Records with drawing code
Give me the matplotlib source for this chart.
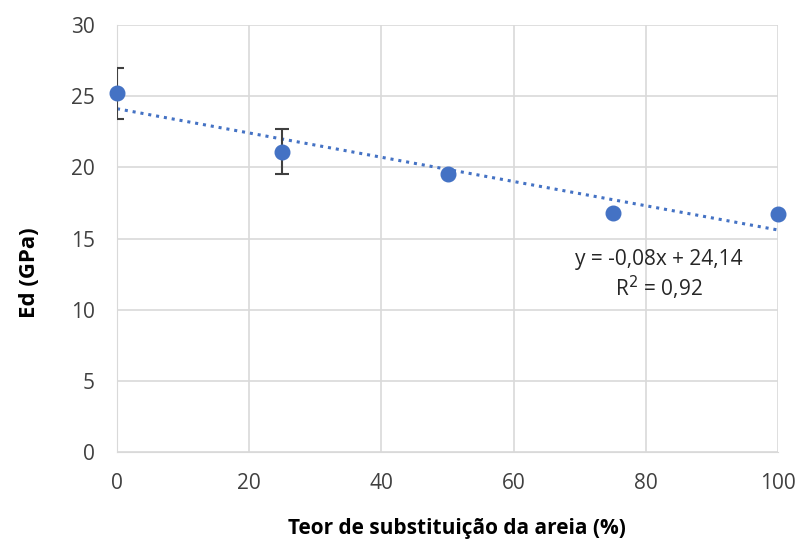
import matplotlib
matplotlib.use('Agg')
import matplotlib.pyplot as plt
import numpy as np

plt.rcParams['font.family'] = ['Open Sans', 'DejaVu Sans']

# dados
teor = [0, 25, 50, 75, 100]
ed = [25.2, 21.1, 19.5, 16.8, 16.7]
erro = [1.8, 1.6, 0, 0, 0]
eq_texto = 'y = -0,08x + 24,14\nR$^2$ = 0,92'

azul = '#4472C4'

fig = plt.figure(figsize=(7.98, 5.44), dpi=100)
ax = fig.add_axes([0.1466, 0.169, 0.8284, 0.785])

# barras de erro só nos pontos que têm
for x, y, e in zip(teor, ed, erro):
    if e > 0:
        ax.errorbar(x, y, yerr=e, fmt='none', ecolor='#404040',
                    elinewidth=1.5, capsize=5, capthick=1.5, zorder=3)

ax.plot(teor, ed, 'o', color=azul, markersize=10.5, zorder=4, clip_on=False)

# linha de tendência linear
a, b = np.polyfit(teor, ed, 1)
xt = np.array([0, 100])
ax.plot(xt, a * xt + b, linestyle=(0, (1, 1.6)), color=azul, linewidth=2.2, zorder=2)

ax.text(82, 12.4, eq_texto, ha='center', va='center', fontsize=15,
        linespacing=1.2, color='#262626')

ax.set_xlim(0, 100)
ax.set_ylim(0, 30)
ax.set_xticks(np.arange(0, 101, 20))
ax.set_yticks(np.arange(0, 31, 5))
ax.grid(color='#d9d9d9', linewidth=1.2)
ax.set_axisbelow(True)
for s in ax.spines.values():
    s.set_visible(False)
ax.spines['left'].set_visible(True)
ax.spines['bottom'].set_visible(True)
ax.spines['left'].set_color('#d9d9d9')
ax.spines['bottom'].set_color('#d9d9d9')
ax.tick_params(length=0, labelsize=15, colors='#404040')
ax.tick_params(axis='x', pad=15)
ax.tick_params(axis='y', pad=16)

ax.set_xlabel('Teor de substituição da areia (%)', fontsize=15, fontweight='bold', va='center')
ax.set_ylabel('Ed (GPa)', fontsize=16, fontweight='bold', va='center')
ax.xaxis.set_label_coords(0.514, -0.178)
ax.yaxis.set_label_coords(-0.1316, 0.42)

fig.savefig('out.png', dpi=100)
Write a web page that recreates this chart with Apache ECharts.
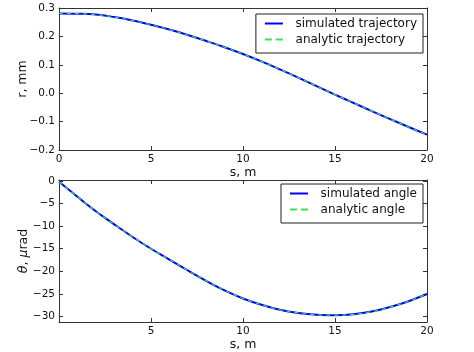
<!DOCTYPE html>
<html>
<head>
<meta charset="utf-8">
<script src="https://cdn.jsdelivr.net/npm/echarts@6/dist/echarts.min.js"></script>
<style>
html, body { margin: 0; padding: 0; background: #fff; }
#main { width: 474px; height: 352px; }
</style>
</head>
<body>
<div id="main"></div>
<script>
// s, m
var sValues = [0, 1, 2, 3, 4, 5, 6, 7, 8, 9, 10, 11, 12, 13, 14, 15, 16, 17, 18, 19, 20];
// r, mm
var rValues = [0.281, 0.280, 0.277, 0.268, 0.256, 0.241, 0.224, 0.205, 0.184, 0.162, 0.138,
	0.112, 0.084, 0.055, 0.025, -0.005, -0.034, -0.063, -0.091, -0.119, -0.146];
// theta, urad
var thetaValues = [-0.2, -3.5, -6.7, -9.6, -12.4, -15.0, -17.4, -19.8, -22.1, -24.2, -26.0,
	-27.4, -28.5, -29.2, -29.6, -29.7, -29.5, -28.9, -27.9, -26.6, -25.0];
var thetaTicks = [0, -5, -10, -15, -20, -25, -30];

var font = 'DejaVu Sans';
var blue = '#0000ff';
var green = '#3ee050';
var dashIcon = 'path://M0,0h7v2h-7z M11,0h7v2h-7z';

function pairs(xs, ys) {
	var out = [];
	for (var i = 0; i < xs.length; i++) {
		out.push([xs[i], ys[i]]);
	}
	return out;
}

function minus(txt) {
	return txt.replace('-', '\u2212');
}

var tick = { show: true, inside: true, length: 4, lineStyle: { color: '#333' } };
var line = { show: true, onZero: false, lineStyle: { color: '#333', width: 1 } };
var label = { color: '#111', fontFamily: font, fontSize: 10.5 };
var nameStyle = { color: '#111', fontFamily: font, fontSize: 12.5 };

function xAxis(grid, pos, withLabel) {
	return {
		type: 'value', gridIndex: grid, position: pos,
		min: 0, max: 20, interval: 5,
		name: withLabel ? 's, m' : '',
		nameLocation: 'middle', nameGap: 15,
		nameTextStyle: nameStyle,
		axisLine: line, axisTick: tick, splitLine: { show: false },
		axisLabel: withLabel ? Object.assign({ margin: 4, showMinLabel: grid == 0 }, label) : { show: false }
	};
}

function legend(names, top) {
	return {
		data: [
			{ name: names[0], icon: 'rect', itemStyle: { color: blue } },
			{ name: names[1], icon: dashIcon, itemStyle: { color: green, borderWidth: 0 }, lineStyle: { width: 0 } }
		],
		orient: 'vertical', right: 51, top: top,
		backgroundColor: '#fff', borderColor: '#222', borderWidth: 1,
		padding: [2, 6, 6, 9], itemGap: 1, itemWidth: 18, itemHeight: 2,
		formatter: function (n) { return '  ' + n; },
		textStyle: { color: '#111', fontFamily: font, fontSize: 12, lineHeight: 15 }
	};
}

function curve(name, xi, ys, analytic) {
	return {
		name: name, type: 'line', xAxisIndex: xi, yAxisIndex: xi,
		symbol: 'none', smooth: 0.4,
		lineStyle: analytic ? { color: green, width: 1.2, type: [4, 4] } : { color: blue, width: 2 },
		itemStyle: { color: analytic ? green : blue },
		data: pairs(sValues, ys)
	};
}

var option = {
	animation: false,
	backgroundColor: '#fff',
	grid: [
		{ left: 59, top: 8, width: 368, height: 142 },
		{ left: 59, top: 180, width: 368, height: 142 }
	],
	legend: [
		legend(['simulated trajectory', 'analytic trajectory'], 14),
		legend(['simulated angle', 'analytic angle'], 184)
	],
	xAxis: [
		xAxis(0, 'bottom', true),
		xAxis(0, 'top', false),
		xAxis(1, 'bottom', true),
		xAxis(1, 'top', false)
	],
	yAxis: [{
		type: 'value', gridIndex: 0, position: 'left',
		min: -0.2, max: 0.3, interval: 0.1,
		name: 'r, mm', nameLocation: 'middle', nameGap: 30, nameMoveOverlap: false,
		nameTextStyle: nameStyle,
		axisLine: line, axisTick: tick, splitLine: { show: false },
		axisLabel: Object.assign({
			margin: 4,
			formatter: function (v) { return minus((Math.abs(v) < 1e-9 ? 0 : v).toFixed(1)); }
		}, label)
	}, {
		type: 'value', gridIndex: 0, position: 'right',
		min: -0.2, max: 0.3, interval: 0.1,
		axisLine: line, axisTick: tick, splitLine: { show: false }, axisLabel: { show: false }
	}, {
		type: 'value', gridIndex: 1, position: 'left',
		min: -31.2, max: 0.2,
		name: '{i|\u03b8}, {i|\u03bc}rad', nameLocation: 'middle', nameGap: 29, nameMoveOverlap: false,
		nameTextStyle: Object.assign({
			rich: { i: { fontStyle: 'italic', fontFamily: font, fontSize: 12.5, color: '#111' } }
		}, nameStyle),
		axisLine: line,
		axisTick: Object.assign({ customValues: thetaTicks }, tick),
		splitLine: { show: false },
		axisLabel: Object.assign({
			margin: 4, customValues: thetaTicks,
			formatter: function (v) { return minus(String(v)); }
		}, label)
	}, {
		type: 'value', gridIndex: 1, position: 'right',
		min: -31.2, max: 0.2,
		axisLine: line,
		axisTick: Object.assign({ customValues: thetaTicks }, tick),
		splitLine: { show: false }, axisLabel: { show: false }
	}],
	series: [
		curve('simulated trajectory', 0, rValues, false),
		curve('analytic trajectory', 0, rValues, true),
		curve('simulated angle', 2, thetaValues, false),
		curve('analytic angle', 2, thetaValues, true)
	]
};

echarts.init(document.getElementById('main')).setOption(option);
</script>
</body>
</html>
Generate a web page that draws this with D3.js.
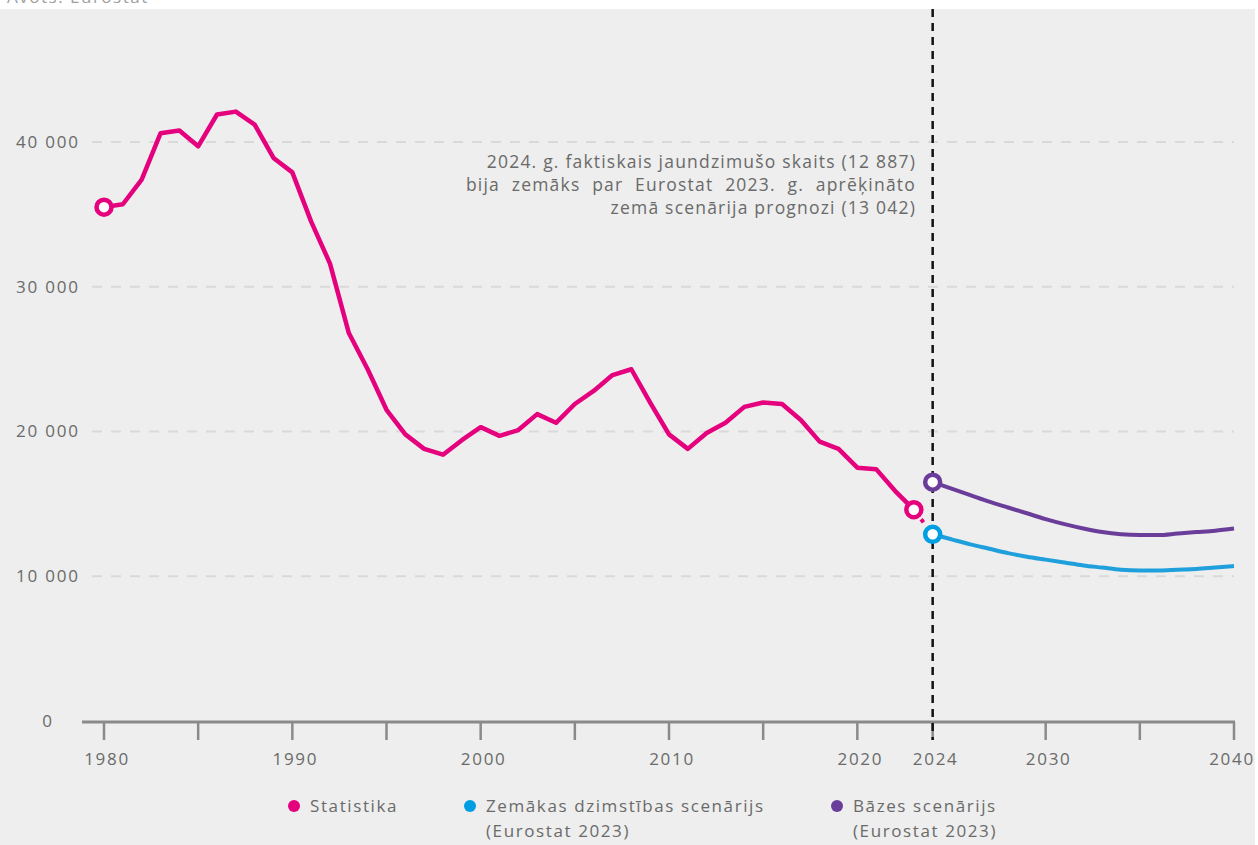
<!DOCTYPE html>
<html>
<head>
<meta charset="utf-8">
<script src="https://cdn.jsdelivr.net/npm/d3@7"></script>
<style>
  body { margin: 0; background: #fff; }
  svg { display: block; font-family: "Open Sans", sans-serif; }
</style>
</head>
<body>
<div id="chart"></div>
<script>
// Statistika 1980-2023
const statYears = d3.range(1980, 2024);
const statValues = [
    35500, 35700, 37400, 40600, 40800, 39700, 41900, 42100, 41200, 38900,
    37900, 34500, 31600, 26800, 24300, 21500, 19800, 18800, 18400, 19400,
    20300, 19700, 20100, 21200, 20600, 21900, 22800, 23900, 24300, 22000,
    19800, 18800, 19900, 20600, 21700, 22000, 21900, 20800, 19300, 18800,
    17500, 17400, 15900, 14600
];
const actual2024 = 12887;

// Eurostat 2023 projections, 2024-2040
const projYears = d3.range(2024, 2041);
const lowValues = [
    12900, 12550, 12200, 11900, 11600, 11350, 11150, 10950, 10750, 10600,
    10450, 10400, 10400, 10450, 10500, 10600, 10700
];
const baseValues = [
    16500, 16050, 15600, 15150, 14750, 14350, 13950, 13600, 13300, 13050,
    12900, 12850, 12850, 12950, 13050, 13150, 13300
];

const yTicks = [0, 10000, 20000, 30000, 40000];
const xTicks = [1980, 1985, 1990, 1995, 2000, 2005, 2010, 2015, 2020, 2024, 2030, 2035, 2040];
const xLabels = [1980, 1990, 2000, 2010, 2020, 2024, 2030, 2040];

const noteLines = [
    '2024. g. faktiskais jaundzimušo skaits (12 887)',
    'bija zemāks par Eurostat 2023. g. aprēķināto',
    'zemā scenārija prognozi (13 042)'
];

const legendItems = [
    { label: ['Statistika'], color: '#e5007d' },
    { label: ['Zemākas dzimstības scenārijs', '(Eurostat 2023)'], color: '#009fe3' },
    { label: ['Bāzes scenārijs', '(Eurostat 2023)'], color: '#6b3d9a' }
];

const width = 1258, height = 845;
const pink = '#e5007d', blue = '#1f9fdb', purple = '#6b3d9a';
const textGray = '#6a6a6a';

const svg = d3.select('#chart').append('svg')
    .attr('width', width)
    .attr('height', height);

// background panel
svg.append('rect')
    .attr('x', 0).attr('y', 9)
    .attr('width', 1255).attr('height', height - 9)
    .attr('fill', '#edeeed');

svg.append('text')
    .attr('x', 7).attr('y', 3)
    .attr('font-size', 17)
    .attr('letter-spacing', 1.5)
    .attr('fill', '#a0a0a0')
    .text('Avots: Eurostat');

const x = d3.scaleLinear().domain([1980, 2040]).range([104, 1234]);
const y = d3.scaleLinear().domain([0, 40000]).range([721, 142]);

// gridlines
svg.append('g')
    .selectAll('line')
    .data(yTicks.filter(d => d > 0))
    .join('line')
    .attr('x1', 92).attr('x2', 1234)
    .attr('y1', d => y(d)).attr('y2', d => y(d))
    .attr('stroke', '#d9d9d9')
    .attr('stroke-width', 2)
    .attr('stroke-dasharray', '10,9');

// y labels
svg.append('g')
    .selectAll('text')
    .data(yTicks)
    .join('text')
    .attr('x', 48)
    .attr('y', d => y(d))
    .attr('dy', '0.35em')
    .attr('text-anchor', 'middle')
    .attr('font-size', 17)
    .attr('letter-spacing', 1.8)
    .attr('fill', textGray)
    .text(d => d === 0 ? '0' : d3.format(',')(d).replace(',', ' '));

// x axis
const xAxis = svg.append('g');
xAxis.append('line')
    .attr('x1', 82).attr('x2', 1235)
    .attr('y1', 722).attr('y2', 722)
    .attr('stroke', '#8a8a8a')
    .attr('stroke-width', 3);
xAxis.selectAll('.tick')
    .data(xTicks)
    .join('line')
    .attr('class', 'tick')
    .attr('x1', d => x(d)).attr('x2', d => x(d))
    .attr('y1', 722).attr('y2', 740)
    .attr('stroke', '#8a8a8a')
    .attr('stroke-width', 2.5);
xAxis.selectAll('.lbl')
    .data(xLabels)
    .join('text')
    .attr('class', 'lbl')
    .attr('x', d => x(d) + (d === 2040 ? -2 : 3))
    .attr('y', 759)
    .attr('dy', '0.35em')
    .attr('text-anchor', 'middle')
    .attr('font-size', 17)
    .attr('letter-spacing', 1.7)
    .attr('fill', textGray)
    .text(d => d);

// vertical dashed 2024 line
svg.append('line')
    .attr('x1', x(2024)).attr('x2', x(2024))
    .attr('y1', 9).attr('y2', 740)
    .attr('stroke', '#111')
    .attr('stroke-width', 2.5)
    .attr('stroke-dasharray', '8,6');

// annotation
svg.append('g')
    .selectAll('text')
    .data(noteLines)
    .join('text')
    .attr('x', 916)
    .attr('y', (d, i) => 168 + i * 23)
    .attr('text-anchor', 'end')
    .attr('font-size', 17.5)
    .attr('letter-spacing', 1.2)
    .attr('word-spacing', (d, i) => i === 1 ? 6 : 0)
    .attr('fill', textGray)
    .text(d => d);

const line = d3.line()
    .x(d => x(d[0]))
    .y(d => y(d[1]));
const smooth = d3.line()
    .x(d => x(d[0]))
    .y(d => y(d[1]))
    .curve(d3.curveMonotoneX);

const statData = statYears.map((yr, i) => [yr, statValues[i]]);
const lowData = projYears.map((yr, i) => [yr, lowValues[i]]);
const baseData = projYears.map((yr, i) => [yr, baseValues[i]]);
const lastStat = statData[statData.length - 1];

// dotted link 2023 -> 2024 actual
svg.append('path')
    .datum([lastStat, [2024, actual2024]])
    .attr('d', line)
    .attr('fill', 'none')
    .attr('stroke', pink)
    .attr('stroke-width', 4)
    .attr('stroke-dasharray', '4,6')
    .attr('stroke-dashoffset', -12);

svg.append('path')
    .datum(statData)
    .attr('d', line)
    .attr('fill', 'none')
    .attr('stroke', pink)
    .attr('stroke-width', 4.5)
    .attr('stroke-linejoin', 'round');

svg.append('path')
    .datum(lowData)
    .attr('d', smooth)
    .attr('fill', 'none')
    .attr('stroke', blue)
    .attr('stroke-width', 4);

svg.append('path')
    .datum(baseData)
    .attr('d', smooth)
    .attr('fill', 'none')
    .attr('stroke', purple)
    .attr('stroke-width', 4);

// end markers
const markers = [
    { p: statData[0], c: pink },
    { p: lastStat, c: pink },
    { p: lowData[0], c: '#009fe3' },
    { p: baseData[0], c: purple }
];
svg.append('g')
    .selectAll('circle')
    .data(markers)
    .join('circle')
    .attr('cx', d => x(d.p[0]))
    .attr('cy', d => y(d.p[1]))
    .attr('r', 7.5)
    .attr('fill', '#fff')
    .attr('stroke', d => d.c)
    .attr('stroke-width', 4.5);

// legend
const legendX = [294, 470, 837];
const legend = svg.append('g')
    .selectAll('g')
    .data(legendItems)
    .join('g')
    .attr('transform', (d, i) => `translate(${legendX[i]},806)`);
legend.append('circle')
    .attr('r', 6)
    .attr('fill', d => d.color);
legend.each(function (d) {
    d3.select(this).selectAll('text')
        .data(d.label)
        .join('text')
        .attr('x', 16)
        .attr('y', (t, i) => i * 25)
        .attr('dy', '0.35em')
        .attr('font-size', 17)
        .attr('letter-spacing', 1.6)
        .attr('fill', textGray)
        .text(t => t);
});
</script>
</body>
</html>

_WHAT YOU SHOULD DO_.
In the data above, please extract the lines from the first one through the line with "ax = fig.add_axes([0.1466, 0.169, 0.8284, 0.785])", exactly, and keep pictures out.

_COMPLETED EXERCISE_.
Give me the matplotlib source for this chart.
import matplotlib
matplotlib.use('Agg')
import matplotlib.pyplot as plt
import numpy as np

plt.rcParams['font.family'] = ['Open Sans', 'DejaVu Sans']

# dados
teor = [0, 25, 50, 75, 100]
ed = [25.2, 21.1, 19.5, 16.8, 16.7]
erro = [1.8, 1.6, 0, 0, 0]
eq_texto = 'y = -0,08x + 24,14\nR$^2$ = 0,92'

azul = '#4472C4'

fig = plt.figure(figsize=(7.98, 5.44), dpi=100)
ax = fig.add_axes([0.1466, 0.169, 0.8284, 0.785])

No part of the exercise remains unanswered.